Question

What is the equation of a line that passes through (-6, 2) and has a slope of `-(1)/(2)` ?
A.
`y = (x)/(2) -2`
B.
`y = - (x)/(2) -1`
C.
`y = 2x + 1`
D.
`y = -2x −1`

Answer

**step1** Understanding the problem

We are given a specific point that a line passes through and the slope (steepness) of that line. Our task is to find the mathematical equation that describes this straight line.

**step2** Identifying the given information

The problem provides us with two key pieces of information:
- The line passes through the point (-6, 2). This means that when the horizontal position (x-value) is -6, the vertical position (y-value) on the line is 2.
- The slope of the line is $$-\frac{1}{2}$$. The slope tells us how much the line rises or falls for a given horizontal change. A slope of $$-\frac{1}{2}$$ indicates that for every 2 units we move to the right (positive x-direction), the line goes down by 1 unit (negative y-direction).

**step3** Recalling the general form of a linear equation

A common and useful way to write the equation of a straight line is the slope-intercept form, which is expressed as:
$$y = mx + b$$
In this equation:
- $$y$$ represents the vertical coordinate of any point on the line.
- $$x$$ represents the horizontal coordinate of any point on the line.
- $$m$$ represents the slope of the line.
- $$b$$ represents the y-intercept, which is the value of $$y$$ where the line crosses the y-axis (this happens when $$x$$ is 0).

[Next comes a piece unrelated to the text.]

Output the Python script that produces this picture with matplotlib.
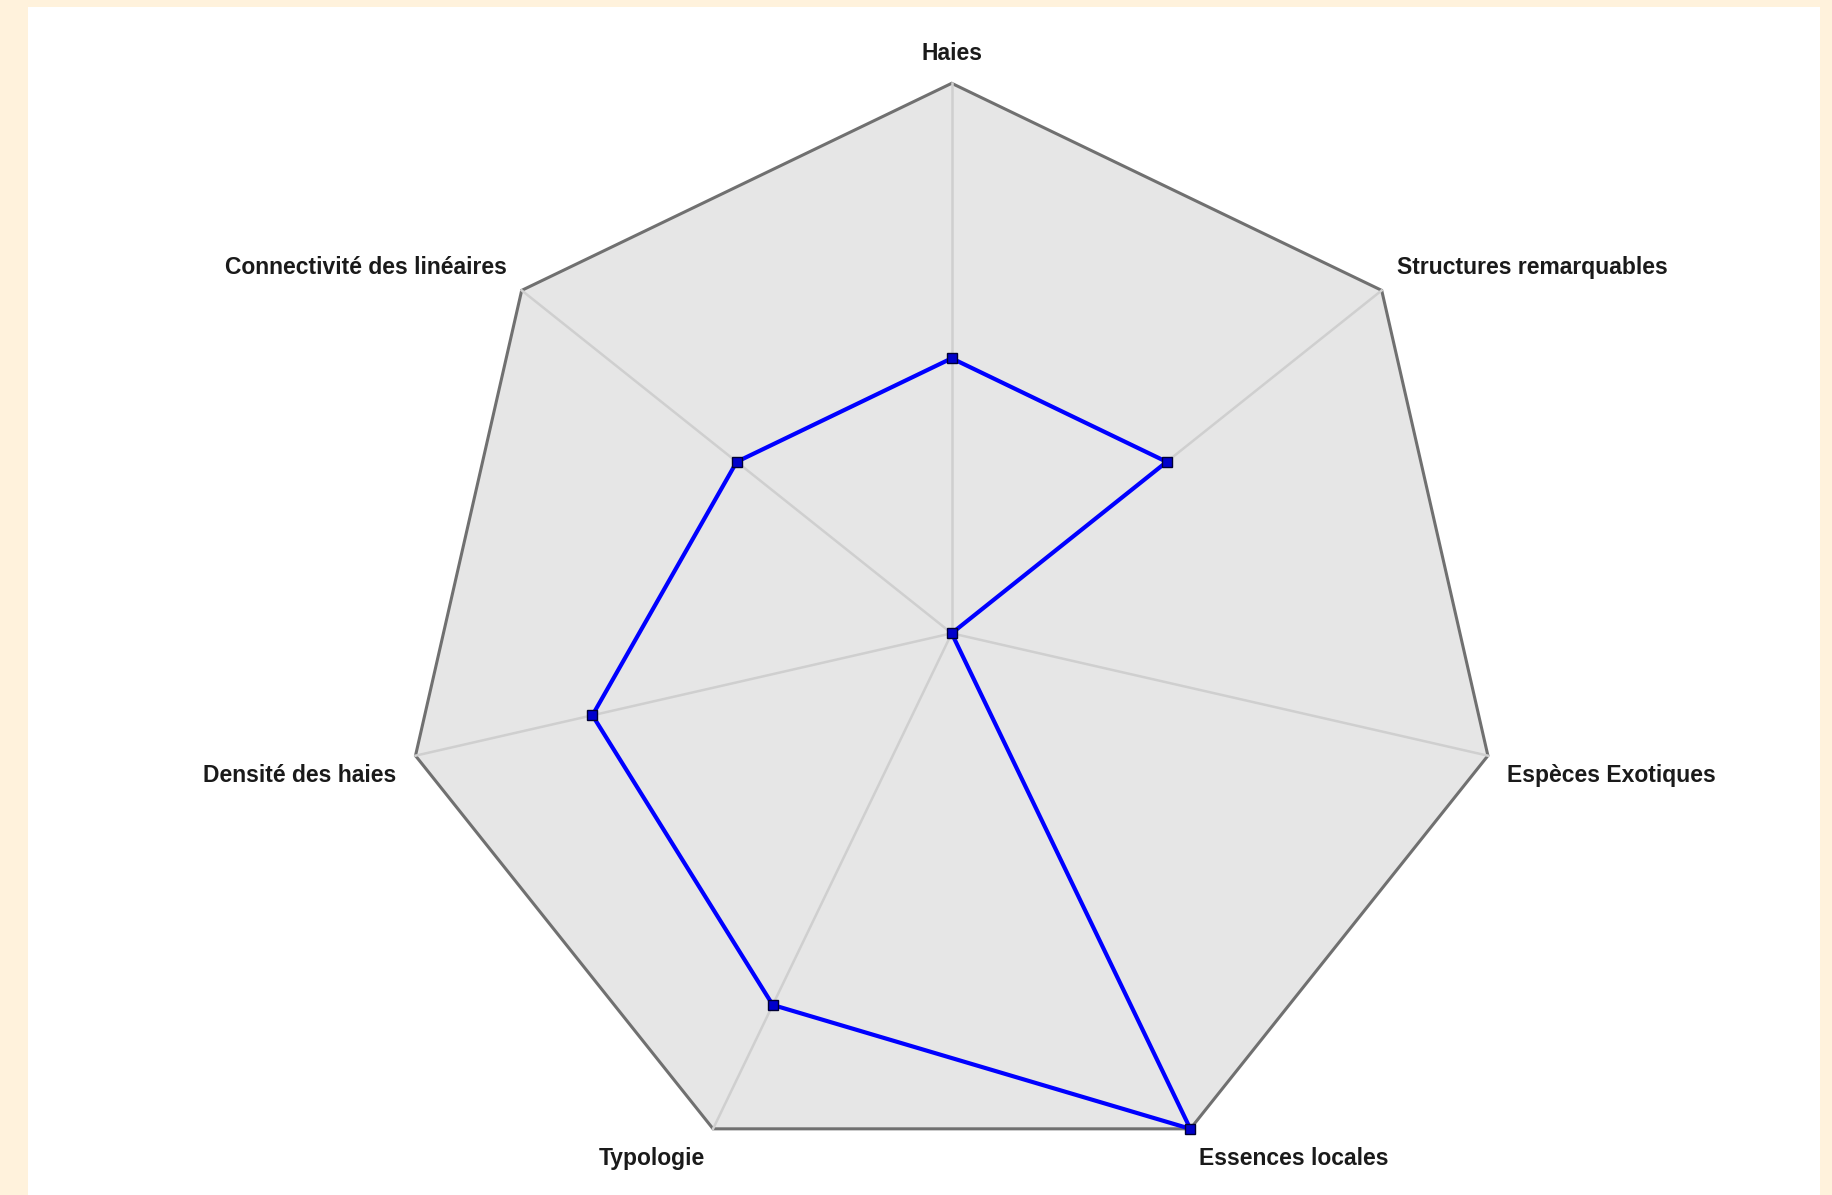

**step4** Using the given slope in the equation

We are given that the slope ($$m$$) of the line is $$-\frac{1}{2}$$. We can substitute this value directly into our general equation:
$$y = -\frac{1}{2}x + b$$

**step5** Using the given point to find the y-intercept

We know that the line passes through the point (-6, 2). This means that when $$x = -6$$, $$y$$ must be 2. We can substitute these values into the equation from the previous step to solve for $$b$$ (the y-intercept):
$$2 = -\frac{1}{2}(-6) + b$$

**step6** Calculating the value of the y-intercept

Now, we perform the multiplication and simplify the equation to find the value of $$b$$:
First, multiply $$-\frac{1}{2}$$ by -6:
$$-\frac{1}{2} \times (-6) = \frac{1 \times 6}{2} = \frac{6}{2} = 3$$
(Multiplying two negative numbers results in a positive number).
So, our equation becomes:
$$2 = 3 + b$$
To find $$b$$, we need to isolate it on one side of the equation. We can do this by subtracting 3 from both sides:
$$2 - 3 = b$$
$$-1 = b$$
Thus, the y-intercept ($$b$$) is -1.

**step7** Writing the complete equation of the line

Now that we have both the slope ($$m = -\frac{1}{2}$$) and the y-intercept ($$b = -1$$), we can write the complete equation of the line in the slope-intercept form:
$$y = -\frac{1}{2}x - 1$$

**step8** Comparing with the given options

We compare our derived equation with the provided choices:
A. $$y = \frac{x}{2} - 2$$
B. $$y = - \frac{x}{2} - 1$$
C. $$y = 2x + 1$$
D. $$y = -2x - 1$$
Our calculated equation, $$y = -\frac{1}{2}x - 1$$, matches option B.
Therefore, the correct equation for the line is $$y = - \frac{x}{2} - 1$$.